Fishermen are innovative people and they can develop a solution for nearly every problem. Roger Cullen of Morro Bay, California believes adaptive management is the solution in order to respond to changing environments and diverse needs of each unique community. Jeremiah believes it is crucial to listen to the community. “Who would know that policy better than the people that are in the industry itself? If the people in that industry say it is bad policy, and they push it anyway, then you are intentionally creating a problem,” says Jeremiah about catch shares.

One catch share program has not decimated fishing communities, because the communities helped develop the North Pacific halibut and sable fish individual transferable quota program. It took years and a lot of sweat and tears from the communities that refused to allow their treasured fishery to be bought and sold on the stock market. Linda Behken is a fisherman out of Sitka, Alaska. When asked about the program, Linda said, “We did put together a quota share program that goes a long way through the construction of it to control consolidation and protect and hold a place for small boats and community participation. It’s not perfect but it’s a lot better than any other one I’ve seen.”
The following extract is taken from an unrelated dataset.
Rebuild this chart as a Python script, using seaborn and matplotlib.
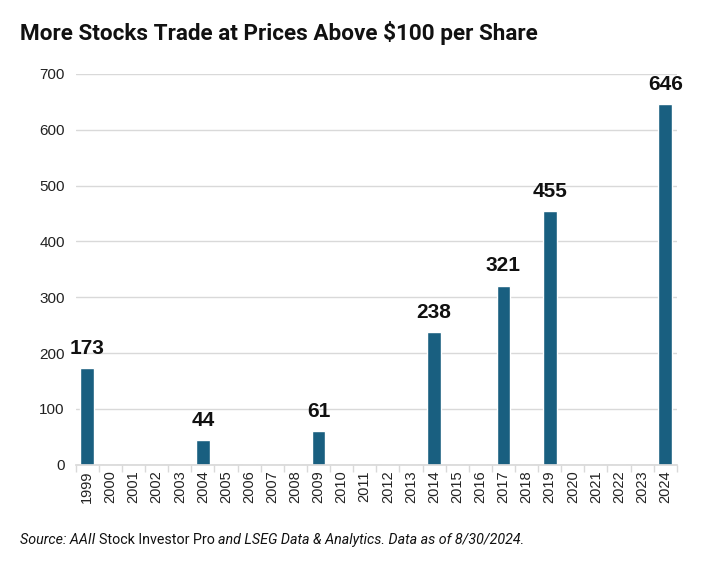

This is just one example that the only way to protect resources and maintain public access to territories is through community involvement and participatory governance, not by forcing regulations. Fishermen and farmers have solutions and they need to be part of the process. That is food sovereignty in action and everyone can be part of it. Next time you buy your fish, think about where it came from. If you live close to the coast, talk to your local fishermen. Ask what you can do to help him or her stay afloat.

1. Fishermen is a term that represents both men and women who fish in the United States. Most women who fish in the U.S. refer to them self as a fisherman.